When in private browsing mode, DOH behaves similar to regular name resolves: it keeps DNS cache entries separately from the regular ones and the TRR blacklist is then only kept in memory and not persisted to disk. The DNS cache is flushed when the last PB session is exited.
I wrote up dns2doh, a little tool to create DOH requests and responses with, that can be used to build your own toy server with and to generate requests to send with curl or similar.
It allows you to manually issue a type A (regular IPv4 address) DOH request like this:
$ dns2doh --A --onlyq --raw daniel.haxx.se | \ curl --data-binary @- \ https://dns.cloudflare.com/.well-known/dns \ -H "Content-Type: application/dns-udpwireformat"
I also wrote doh, which is a small stand-alone tool (based on libcurl) that issues requests for the A and AAAA records of a given host name from the given DOH URI.
Some people giggle and think of this as a massive layer violation. Maybe it is, but doing DNS over HTTPS makes a lot of sense compared to for example using plain TLS:
Further explained in Patrick Mcmanus' The Benefits of HTTPS for DNS.
Yes, the Server Name Indication field in the TLS handshake is still clear-text, but we hope to address that as well in the future with efforts like encrypted SNI.
File bug reports in Bugzilla! (in "Core->Networking:DNS" please)
If you want to enable HTTP logging and see what TRR is doing, set the environment variable MOZ_LOG component and level to "nsHostResolver:5". The TRR implementation source code in Firefox lives in netwerk/dns.
While I have written most of the Firefox TRR implementation, I've been greatly assisted by Patrick Mcmanus. Valentin Gosu, Nick Hurley and others in the Firefox Necko team.

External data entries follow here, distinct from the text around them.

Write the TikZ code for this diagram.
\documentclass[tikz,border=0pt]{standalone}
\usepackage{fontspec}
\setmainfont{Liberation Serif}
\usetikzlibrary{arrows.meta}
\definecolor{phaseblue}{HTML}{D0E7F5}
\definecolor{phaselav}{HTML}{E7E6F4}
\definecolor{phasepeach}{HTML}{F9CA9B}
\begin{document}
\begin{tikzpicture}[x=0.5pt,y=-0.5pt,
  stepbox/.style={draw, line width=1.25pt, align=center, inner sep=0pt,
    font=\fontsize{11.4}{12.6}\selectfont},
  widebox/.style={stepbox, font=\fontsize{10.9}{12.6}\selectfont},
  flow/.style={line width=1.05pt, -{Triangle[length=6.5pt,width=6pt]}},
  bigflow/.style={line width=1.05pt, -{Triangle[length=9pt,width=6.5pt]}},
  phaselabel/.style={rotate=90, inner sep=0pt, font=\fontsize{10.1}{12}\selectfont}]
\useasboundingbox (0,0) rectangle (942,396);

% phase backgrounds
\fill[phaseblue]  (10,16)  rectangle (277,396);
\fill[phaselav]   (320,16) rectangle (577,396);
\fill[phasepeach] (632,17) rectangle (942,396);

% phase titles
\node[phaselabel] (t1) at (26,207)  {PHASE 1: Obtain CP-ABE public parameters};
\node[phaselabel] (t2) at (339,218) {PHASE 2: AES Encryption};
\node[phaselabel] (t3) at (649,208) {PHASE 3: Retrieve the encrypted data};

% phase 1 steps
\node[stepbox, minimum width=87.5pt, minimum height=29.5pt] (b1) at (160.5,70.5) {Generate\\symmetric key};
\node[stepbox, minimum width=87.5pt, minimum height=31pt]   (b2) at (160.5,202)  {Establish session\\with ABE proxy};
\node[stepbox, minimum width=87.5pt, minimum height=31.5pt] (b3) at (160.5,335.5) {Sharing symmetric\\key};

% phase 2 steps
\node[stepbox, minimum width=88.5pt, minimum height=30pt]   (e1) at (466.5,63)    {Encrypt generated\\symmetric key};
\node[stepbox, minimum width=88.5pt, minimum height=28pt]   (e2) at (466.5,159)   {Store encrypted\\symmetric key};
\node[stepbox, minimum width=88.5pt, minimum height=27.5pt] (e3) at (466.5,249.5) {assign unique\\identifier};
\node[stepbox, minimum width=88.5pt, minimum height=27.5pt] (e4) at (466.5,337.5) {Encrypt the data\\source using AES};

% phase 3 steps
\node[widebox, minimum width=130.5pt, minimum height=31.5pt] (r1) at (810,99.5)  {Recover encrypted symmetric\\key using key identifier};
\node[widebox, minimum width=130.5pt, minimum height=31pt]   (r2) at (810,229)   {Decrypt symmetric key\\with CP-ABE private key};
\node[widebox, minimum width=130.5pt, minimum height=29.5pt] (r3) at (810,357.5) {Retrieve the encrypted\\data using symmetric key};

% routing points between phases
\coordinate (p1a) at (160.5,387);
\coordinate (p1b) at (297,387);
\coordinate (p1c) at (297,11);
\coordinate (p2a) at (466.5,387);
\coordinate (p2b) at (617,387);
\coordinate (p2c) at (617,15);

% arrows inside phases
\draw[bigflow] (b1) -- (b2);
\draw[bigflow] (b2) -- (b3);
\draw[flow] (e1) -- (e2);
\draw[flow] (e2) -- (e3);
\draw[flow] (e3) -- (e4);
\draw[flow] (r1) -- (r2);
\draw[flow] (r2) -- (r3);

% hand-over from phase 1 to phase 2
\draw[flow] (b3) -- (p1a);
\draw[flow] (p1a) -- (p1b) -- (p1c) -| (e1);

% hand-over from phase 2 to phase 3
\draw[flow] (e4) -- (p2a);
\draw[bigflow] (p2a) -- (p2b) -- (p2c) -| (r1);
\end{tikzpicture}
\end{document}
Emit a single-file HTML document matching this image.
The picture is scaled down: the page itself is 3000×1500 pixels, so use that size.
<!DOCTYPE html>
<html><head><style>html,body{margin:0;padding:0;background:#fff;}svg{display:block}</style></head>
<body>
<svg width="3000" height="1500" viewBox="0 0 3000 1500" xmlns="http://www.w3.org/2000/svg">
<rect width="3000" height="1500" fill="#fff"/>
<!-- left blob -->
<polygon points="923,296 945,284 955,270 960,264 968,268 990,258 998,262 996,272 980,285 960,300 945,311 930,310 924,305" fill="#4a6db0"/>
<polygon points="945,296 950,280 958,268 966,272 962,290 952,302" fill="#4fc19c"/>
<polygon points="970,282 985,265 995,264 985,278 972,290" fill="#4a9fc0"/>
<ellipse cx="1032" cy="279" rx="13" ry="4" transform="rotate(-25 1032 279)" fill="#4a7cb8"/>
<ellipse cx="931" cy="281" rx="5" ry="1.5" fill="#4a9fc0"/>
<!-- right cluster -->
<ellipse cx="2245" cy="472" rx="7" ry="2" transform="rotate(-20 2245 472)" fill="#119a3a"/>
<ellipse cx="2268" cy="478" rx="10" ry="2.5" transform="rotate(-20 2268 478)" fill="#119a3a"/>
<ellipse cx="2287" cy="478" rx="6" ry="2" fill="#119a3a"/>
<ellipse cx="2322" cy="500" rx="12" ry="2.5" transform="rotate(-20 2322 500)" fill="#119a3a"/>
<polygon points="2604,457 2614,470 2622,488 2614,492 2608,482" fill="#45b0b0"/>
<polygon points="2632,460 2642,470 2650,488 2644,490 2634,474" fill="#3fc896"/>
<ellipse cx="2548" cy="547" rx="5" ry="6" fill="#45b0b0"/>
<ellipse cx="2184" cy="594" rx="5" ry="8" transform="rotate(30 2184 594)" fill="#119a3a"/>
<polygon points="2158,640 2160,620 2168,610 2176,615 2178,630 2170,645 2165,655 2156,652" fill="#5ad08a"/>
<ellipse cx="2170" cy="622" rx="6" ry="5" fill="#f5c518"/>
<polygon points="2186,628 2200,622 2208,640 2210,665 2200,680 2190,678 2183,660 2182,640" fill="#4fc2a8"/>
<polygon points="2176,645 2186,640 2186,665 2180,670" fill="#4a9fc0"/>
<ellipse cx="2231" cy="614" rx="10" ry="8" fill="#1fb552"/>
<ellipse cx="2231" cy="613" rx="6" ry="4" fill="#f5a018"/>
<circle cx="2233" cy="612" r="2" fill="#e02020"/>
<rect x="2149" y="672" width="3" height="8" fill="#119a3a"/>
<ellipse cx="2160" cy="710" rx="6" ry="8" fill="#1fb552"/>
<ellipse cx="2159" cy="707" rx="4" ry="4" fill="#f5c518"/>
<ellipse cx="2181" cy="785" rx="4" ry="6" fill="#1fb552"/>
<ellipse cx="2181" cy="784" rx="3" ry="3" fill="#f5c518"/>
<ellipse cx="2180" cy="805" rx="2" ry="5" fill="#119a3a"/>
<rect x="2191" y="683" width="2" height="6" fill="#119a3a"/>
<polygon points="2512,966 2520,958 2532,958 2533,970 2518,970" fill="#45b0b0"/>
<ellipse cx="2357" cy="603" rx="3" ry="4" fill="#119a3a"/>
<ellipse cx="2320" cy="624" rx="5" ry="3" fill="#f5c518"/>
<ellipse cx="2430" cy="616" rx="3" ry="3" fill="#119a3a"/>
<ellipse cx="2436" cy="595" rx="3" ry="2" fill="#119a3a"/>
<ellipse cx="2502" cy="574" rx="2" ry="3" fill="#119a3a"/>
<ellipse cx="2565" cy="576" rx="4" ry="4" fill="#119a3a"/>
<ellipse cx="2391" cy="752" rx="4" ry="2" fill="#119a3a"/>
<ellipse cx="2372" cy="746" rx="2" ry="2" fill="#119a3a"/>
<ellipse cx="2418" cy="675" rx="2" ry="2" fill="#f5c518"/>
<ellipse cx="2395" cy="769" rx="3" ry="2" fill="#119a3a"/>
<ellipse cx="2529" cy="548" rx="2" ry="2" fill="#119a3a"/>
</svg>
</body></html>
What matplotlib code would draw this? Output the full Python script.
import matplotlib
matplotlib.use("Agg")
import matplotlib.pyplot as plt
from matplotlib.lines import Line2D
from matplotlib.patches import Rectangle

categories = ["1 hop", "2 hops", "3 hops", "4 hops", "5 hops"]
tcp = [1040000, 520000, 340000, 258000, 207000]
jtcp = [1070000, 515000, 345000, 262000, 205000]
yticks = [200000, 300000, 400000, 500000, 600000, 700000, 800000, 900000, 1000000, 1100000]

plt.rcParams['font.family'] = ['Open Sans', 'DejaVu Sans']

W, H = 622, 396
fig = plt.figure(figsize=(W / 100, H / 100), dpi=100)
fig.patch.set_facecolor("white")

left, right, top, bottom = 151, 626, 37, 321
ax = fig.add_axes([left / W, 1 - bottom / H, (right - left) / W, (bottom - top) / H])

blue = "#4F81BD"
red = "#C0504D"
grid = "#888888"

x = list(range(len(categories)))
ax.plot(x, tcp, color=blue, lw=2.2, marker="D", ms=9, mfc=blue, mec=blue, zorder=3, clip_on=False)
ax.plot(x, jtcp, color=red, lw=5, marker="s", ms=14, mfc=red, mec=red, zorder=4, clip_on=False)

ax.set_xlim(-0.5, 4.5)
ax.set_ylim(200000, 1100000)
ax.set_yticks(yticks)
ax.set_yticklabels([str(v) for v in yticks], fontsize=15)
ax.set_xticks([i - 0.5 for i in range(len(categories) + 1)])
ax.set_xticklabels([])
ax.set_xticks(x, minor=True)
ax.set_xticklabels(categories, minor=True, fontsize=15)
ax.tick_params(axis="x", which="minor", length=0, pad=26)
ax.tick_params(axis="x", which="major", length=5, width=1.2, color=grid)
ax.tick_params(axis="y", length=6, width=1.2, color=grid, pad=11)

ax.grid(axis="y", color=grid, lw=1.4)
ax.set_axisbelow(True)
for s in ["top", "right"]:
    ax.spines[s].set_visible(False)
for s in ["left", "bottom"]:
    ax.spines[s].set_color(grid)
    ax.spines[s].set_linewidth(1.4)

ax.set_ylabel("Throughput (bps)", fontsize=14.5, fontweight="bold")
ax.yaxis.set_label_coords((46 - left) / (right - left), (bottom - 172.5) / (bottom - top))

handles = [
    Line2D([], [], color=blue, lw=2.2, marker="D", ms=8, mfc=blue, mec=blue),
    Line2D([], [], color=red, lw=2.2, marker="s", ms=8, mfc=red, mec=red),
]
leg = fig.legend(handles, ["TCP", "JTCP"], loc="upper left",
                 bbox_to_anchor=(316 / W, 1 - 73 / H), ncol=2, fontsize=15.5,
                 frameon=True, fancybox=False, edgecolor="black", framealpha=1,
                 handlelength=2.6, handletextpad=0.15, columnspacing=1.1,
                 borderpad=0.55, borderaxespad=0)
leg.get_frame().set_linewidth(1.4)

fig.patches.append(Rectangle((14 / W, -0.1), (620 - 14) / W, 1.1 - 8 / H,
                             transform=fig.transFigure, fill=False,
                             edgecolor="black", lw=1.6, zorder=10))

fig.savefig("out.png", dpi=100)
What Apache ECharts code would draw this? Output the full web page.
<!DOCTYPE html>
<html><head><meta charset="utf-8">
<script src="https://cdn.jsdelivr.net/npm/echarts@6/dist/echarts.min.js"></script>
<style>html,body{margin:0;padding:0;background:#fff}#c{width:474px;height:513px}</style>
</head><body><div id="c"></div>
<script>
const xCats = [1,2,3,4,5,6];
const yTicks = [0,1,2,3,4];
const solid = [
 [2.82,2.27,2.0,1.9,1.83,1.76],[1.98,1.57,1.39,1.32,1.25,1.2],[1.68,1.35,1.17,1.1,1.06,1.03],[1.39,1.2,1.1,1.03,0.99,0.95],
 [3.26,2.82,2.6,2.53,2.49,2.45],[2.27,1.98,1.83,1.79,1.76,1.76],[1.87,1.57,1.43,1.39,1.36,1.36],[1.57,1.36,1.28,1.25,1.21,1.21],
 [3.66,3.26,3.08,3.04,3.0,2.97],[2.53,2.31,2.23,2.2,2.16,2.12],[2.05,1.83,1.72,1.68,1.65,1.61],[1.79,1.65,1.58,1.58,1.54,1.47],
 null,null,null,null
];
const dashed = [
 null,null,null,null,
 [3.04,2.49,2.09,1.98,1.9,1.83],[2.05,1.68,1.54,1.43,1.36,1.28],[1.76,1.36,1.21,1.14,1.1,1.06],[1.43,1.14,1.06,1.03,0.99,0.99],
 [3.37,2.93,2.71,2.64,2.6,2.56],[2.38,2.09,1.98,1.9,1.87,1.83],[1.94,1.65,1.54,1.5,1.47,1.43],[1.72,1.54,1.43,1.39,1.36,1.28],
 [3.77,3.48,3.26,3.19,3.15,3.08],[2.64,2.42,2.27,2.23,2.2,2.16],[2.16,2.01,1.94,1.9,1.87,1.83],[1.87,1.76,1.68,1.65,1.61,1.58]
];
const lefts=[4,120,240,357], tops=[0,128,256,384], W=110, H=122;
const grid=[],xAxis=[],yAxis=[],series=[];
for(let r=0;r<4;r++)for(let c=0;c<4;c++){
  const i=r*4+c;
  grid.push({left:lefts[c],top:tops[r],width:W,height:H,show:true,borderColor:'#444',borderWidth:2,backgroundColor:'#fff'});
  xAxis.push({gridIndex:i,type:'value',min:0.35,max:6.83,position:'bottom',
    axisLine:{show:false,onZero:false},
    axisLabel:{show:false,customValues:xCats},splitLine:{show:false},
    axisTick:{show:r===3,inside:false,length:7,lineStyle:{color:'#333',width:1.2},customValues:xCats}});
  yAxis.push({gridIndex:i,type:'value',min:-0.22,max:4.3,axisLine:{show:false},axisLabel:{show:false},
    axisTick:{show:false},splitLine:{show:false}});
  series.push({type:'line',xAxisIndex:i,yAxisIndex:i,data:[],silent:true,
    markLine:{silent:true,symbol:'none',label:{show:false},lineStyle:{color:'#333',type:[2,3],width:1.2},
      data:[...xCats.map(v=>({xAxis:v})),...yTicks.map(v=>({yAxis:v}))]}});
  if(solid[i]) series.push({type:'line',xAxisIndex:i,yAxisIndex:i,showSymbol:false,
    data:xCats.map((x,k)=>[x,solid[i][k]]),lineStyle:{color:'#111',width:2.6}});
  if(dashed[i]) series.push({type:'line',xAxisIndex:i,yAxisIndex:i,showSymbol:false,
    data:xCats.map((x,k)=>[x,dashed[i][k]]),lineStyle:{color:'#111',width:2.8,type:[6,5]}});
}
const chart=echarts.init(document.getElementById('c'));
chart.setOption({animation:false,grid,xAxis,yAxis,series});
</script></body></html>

Since I am also the lead developer of curl people have asked. The work on DOH for curl has not really started yet, but I've collected some thoughts on how DNS-over-HTTPS could be implemented in curl and the doh tool I mentioned above has the basic function blocks already written.
There have been other DNS-over-HTTPS protocols and efforts. Recently there was one offered by at least Google that was a JSON style API. That's different.
There's also DNS-over-TLS which shares some of the DOH characteristics, but lacks for example the nice ability to work through proxies, do multiplexing and share existing connections with standard web traffic.
DNScrypt is an older effort that encrypts regular DNS packets and sends them over UDP or TCP.